[Data items]
++++++

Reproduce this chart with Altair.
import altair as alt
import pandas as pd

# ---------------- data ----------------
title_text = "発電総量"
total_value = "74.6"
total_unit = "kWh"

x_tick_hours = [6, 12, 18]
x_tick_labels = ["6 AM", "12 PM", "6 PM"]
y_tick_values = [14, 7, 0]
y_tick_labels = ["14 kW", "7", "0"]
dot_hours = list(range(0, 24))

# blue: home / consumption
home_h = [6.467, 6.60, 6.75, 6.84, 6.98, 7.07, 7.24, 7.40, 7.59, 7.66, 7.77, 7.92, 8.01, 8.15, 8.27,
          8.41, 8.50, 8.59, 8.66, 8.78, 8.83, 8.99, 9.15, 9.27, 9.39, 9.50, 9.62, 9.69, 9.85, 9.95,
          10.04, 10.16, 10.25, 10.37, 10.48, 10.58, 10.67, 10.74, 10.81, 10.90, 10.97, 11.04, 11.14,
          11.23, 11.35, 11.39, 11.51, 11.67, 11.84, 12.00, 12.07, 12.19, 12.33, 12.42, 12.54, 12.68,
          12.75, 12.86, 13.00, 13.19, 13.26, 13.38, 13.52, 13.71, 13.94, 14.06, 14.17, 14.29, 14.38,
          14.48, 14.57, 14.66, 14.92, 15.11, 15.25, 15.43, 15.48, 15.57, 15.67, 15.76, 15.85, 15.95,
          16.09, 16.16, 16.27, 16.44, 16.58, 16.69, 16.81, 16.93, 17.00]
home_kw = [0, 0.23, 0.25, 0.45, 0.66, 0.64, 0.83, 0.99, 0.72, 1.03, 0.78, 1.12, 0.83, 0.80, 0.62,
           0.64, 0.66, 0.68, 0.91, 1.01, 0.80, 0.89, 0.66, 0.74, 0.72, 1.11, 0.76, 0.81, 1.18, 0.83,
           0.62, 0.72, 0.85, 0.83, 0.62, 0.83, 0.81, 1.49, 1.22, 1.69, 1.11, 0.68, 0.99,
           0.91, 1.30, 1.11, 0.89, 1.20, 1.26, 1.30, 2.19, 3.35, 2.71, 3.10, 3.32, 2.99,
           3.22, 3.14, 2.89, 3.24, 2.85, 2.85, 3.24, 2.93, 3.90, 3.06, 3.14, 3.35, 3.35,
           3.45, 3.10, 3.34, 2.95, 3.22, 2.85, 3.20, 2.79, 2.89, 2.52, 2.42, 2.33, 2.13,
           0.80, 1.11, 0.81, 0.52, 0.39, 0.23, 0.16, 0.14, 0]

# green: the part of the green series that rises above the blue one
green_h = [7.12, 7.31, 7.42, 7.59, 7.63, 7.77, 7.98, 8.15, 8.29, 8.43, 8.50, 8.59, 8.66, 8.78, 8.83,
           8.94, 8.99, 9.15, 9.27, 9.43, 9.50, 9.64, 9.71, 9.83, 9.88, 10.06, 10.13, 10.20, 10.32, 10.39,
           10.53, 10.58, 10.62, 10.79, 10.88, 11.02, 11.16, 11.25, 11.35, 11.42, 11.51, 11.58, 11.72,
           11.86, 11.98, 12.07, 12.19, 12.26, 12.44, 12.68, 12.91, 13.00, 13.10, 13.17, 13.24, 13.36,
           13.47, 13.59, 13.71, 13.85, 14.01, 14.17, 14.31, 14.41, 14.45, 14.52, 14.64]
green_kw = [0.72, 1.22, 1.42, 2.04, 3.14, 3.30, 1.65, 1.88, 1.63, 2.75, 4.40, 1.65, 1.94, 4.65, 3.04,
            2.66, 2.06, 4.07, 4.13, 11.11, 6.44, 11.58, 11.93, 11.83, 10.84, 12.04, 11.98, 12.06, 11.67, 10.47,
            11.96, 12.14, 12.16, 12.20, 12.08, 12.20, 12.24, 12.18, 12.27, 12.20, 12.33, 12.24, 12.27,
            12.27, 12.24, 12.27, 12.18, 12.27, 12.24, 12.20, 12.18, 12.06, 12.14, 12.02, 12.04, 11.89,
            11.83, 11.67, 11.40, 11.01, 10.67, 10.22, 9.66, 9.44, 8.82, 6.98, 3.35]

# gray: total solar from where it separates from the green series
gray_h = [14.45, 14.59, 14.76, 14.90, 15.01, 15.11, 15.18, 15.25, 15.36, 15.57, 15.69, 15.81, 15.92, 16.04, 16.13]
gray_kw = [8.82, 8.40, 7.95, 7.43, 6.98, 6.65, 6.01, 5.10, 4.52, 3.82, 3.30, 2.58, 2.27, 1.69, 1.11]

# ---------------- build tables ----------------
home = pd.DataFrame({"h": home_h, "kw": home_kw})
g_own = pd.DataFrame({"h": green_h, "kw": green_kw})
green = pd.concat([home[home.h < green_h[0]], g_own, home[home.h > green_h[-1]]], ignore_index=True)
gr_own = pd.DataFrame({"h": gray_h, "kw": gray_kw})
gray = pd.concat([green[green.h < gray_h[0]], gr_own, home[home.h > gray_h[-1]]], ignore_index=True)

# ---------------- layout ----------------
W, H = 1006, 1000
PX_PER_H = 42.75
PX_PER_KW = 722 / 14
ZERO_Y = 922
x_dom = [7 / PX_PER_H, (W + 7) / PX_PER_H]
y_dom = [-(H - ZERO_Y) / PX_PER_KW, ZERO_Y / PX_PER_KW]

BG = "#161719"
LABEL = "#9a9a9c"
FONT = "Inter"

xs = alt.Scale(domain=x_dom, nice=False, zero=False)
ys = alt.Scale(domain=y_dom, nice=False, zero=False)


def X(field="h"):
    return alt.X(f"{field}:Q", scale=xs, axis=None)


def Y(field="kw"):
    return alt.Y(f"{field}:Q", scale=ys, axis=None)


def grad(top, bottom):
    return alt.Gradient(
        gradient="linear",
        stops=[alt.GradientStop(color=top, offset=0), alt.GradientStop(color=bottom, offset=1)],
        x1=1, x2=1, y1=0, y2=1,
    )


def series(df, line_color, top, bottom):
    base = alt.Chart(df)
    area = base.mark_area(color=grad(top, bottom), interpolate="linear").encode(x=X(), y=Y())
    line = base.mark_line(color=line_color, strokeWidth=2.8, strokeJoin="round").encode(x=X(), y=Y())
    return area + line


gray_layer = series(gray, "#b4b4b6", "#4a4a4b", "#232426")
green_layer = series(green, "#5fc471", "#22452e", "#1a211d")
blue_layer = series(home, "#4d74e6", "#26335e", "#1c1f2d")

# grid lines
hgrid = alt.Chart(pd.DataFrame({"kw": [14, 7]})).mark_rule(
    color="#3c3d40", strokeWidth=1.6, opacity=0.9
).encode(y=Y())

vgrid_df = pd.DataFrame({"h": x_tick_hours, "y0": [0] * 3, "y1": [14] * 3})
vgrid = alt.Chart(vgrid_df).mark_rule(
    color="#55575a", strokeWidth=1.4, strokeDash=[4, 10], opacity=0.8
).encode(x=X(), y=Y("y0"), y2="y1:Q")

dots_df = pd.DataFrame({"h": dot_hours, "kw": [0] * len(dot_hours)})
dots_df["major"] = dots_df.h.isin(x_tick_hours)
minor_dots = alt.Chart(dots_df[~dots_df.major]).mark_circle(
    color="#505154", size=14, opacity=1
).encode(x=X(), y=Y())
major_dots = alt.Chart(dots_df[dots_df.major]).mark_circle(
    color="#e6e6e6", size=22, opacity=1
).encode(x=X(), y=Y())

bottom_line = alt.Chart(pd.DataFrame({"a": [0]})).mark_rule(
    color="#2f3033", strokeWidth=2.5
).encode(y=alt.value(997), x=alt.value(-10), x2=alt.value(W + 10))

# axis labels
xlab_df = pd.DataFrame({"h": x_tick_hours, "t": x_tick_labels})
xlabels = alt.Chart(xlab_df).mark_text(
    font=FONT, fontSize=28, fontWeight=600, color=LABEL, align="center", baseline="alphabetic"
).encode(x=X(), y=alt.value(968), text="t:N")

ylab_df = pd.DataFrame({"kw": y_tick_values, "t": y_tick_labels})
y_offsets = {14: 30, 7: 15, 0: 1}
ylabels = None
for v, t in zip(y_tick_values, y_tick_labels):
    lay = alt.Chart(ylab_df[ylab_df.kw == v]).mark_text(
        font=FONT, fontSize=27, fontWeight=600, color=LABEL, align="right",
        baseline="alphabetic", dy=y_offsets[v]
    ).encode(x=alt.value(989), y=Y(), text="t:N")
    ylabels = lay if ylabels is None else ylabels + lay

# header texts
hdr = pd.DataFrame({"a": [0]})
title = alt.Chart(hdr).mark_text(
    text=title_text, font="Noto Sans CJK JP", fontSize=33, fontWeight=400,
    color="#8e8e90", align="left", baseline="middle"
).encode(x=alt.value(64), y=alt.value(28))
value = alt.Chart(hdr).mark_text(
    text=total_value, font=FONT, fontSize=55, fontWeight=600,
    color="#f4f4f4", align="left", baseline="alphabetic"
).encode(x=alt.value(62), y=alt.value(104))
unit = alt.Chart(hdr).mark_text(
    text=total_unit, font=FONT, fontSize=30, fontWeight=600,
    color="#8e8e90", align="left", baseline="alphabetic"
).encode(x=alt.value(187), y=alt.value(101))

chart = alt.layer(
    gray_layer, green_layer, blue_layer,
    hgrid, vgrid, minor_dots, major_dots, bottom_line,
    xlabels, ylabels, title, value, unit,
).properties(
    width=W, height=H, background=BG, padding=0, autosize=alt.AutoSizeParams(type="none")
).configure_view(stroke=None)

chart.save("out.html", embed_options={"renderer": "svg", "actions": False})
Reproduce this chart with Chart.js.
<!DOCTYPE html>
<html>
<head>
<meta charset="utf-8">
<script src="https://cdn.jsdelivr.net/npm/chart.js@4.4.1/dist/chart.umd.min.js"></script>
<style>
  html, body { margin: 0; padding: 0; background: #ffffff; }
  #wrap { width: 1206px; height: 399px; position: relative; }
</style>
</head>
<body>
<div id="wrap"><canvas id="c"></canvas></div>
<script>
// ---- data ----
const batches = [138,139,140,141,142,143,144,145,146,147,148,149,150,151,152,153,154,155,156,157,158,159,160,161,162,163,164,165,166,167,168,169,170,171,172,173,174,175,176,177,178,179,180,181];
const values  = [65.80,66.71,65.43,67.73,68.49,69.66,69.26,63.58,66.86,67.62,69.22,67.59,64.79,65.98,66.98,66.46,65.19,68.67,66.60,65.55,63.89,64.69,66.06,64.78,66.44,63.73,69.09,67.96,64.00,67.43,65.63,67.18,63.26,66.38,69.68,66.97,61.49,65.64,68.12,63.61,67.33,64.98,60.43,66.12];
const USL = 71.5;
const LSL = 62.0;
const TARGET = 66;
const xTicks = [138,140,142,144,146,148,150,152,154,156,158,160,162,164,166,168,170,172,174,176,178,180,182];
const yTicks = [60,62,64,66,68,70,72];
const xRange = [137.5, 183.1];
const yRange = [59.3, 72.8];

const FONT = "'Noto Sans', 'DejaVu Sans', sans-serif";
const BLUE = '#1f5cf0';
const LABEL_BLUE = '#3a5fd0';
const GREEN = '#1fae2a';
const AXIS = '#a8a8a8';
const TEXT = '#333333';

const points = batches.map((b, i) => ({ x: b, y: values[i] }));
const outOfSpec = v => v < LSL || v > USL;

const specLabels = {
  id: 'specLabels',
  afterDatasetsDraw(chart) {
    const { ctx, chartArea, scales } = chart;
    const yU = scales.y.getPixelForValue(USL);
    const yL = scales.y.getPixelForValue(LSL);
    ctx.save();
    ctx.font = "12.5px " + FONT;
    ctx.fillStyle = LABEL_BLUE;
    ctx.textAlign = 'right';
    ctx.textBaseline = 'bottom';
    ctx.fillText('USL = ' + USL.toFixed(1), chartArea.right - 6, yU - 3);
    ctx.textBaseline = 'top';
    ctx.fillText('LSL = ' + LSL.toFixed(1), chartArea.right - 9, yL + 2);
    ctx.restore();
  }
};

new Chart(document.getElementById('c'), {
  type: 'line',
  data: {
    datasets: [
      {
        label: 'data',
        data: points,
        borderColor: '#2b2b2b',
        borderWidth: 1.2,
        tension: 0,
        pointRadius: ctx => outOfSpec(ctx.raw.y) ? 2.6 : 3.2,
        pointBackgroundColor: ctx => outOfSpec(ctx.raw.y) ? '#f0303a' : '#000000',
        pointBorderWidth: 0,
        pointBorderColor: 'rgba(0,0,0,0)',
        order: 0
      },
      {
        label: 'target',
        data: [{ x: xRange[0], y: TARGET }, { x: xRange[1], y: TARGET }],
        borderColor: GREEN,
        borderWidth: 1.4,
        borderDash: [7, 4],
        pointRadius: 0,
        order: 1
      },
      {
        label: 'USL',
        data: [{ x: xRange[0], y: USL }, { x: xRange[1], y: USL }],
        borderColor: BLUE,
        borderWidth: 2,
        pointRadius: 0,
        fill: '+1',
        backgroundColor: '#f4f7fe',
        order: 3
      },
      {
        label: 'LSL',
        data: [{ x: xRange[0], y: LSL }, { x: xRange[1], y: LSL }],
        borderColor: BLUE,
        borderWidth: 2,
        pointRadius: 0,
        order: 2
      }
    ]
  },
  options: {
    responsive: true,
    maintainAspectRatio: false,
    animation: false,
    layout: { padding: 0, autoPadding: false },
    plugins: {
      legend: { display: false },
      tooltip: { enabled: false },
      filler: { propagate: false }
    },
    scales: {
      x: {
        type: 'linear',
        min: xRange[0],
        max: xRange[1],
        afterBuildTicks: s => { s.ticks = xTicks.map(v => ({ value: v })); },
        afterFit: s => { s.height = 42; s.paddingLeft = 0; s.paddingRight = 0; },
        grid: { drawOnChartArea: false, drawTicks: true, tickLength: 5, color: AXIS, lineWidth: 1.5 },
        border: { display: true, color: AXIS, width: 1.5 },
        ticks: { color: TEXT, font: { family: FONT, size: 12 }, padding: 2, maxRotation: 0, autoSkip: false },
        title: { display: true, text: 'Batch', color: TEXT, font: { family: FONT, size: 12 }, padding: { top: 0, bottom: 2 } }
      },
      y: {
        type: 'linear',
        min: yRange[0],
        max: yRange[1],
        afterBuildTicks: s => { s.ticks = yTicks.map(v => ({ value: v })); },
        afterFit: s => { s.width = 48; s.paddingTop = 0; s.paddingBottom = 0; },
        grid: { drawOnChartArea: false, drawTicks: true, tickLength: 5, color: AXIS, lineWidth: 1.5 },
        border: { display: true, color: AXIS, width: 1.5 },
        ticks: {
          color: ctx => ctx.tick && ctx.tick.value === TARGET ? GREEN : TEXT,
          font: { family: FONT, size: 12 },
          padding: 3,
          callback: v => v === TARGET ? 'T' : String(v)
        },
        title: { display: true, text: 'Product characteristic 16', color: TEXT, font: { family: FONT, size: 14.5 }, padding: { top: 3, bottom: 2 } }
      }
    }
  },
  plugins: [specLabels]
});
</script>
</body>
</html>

++++++

Given request:
Give back exactly the material above from its opening line to the line bearing "dot_hours = list(range(0, 24))".

Solution to this task:
Reproduce this chart with Altair.
import altair as alt
import pandas as pd

# ---------------- data ----------------
title_text = "発電総量"
total_value = "74.6"
total_unit = "kWh"

x_tick_hours = [6, 12, 18]
x_tick_labels = ["6 AM", "12 PM", "6 PM"]
y_tick_values = [14, 7, 0]
y_tick_labels = ["14 kW", "7", "0"]
dot_hours = list(range(0, 24))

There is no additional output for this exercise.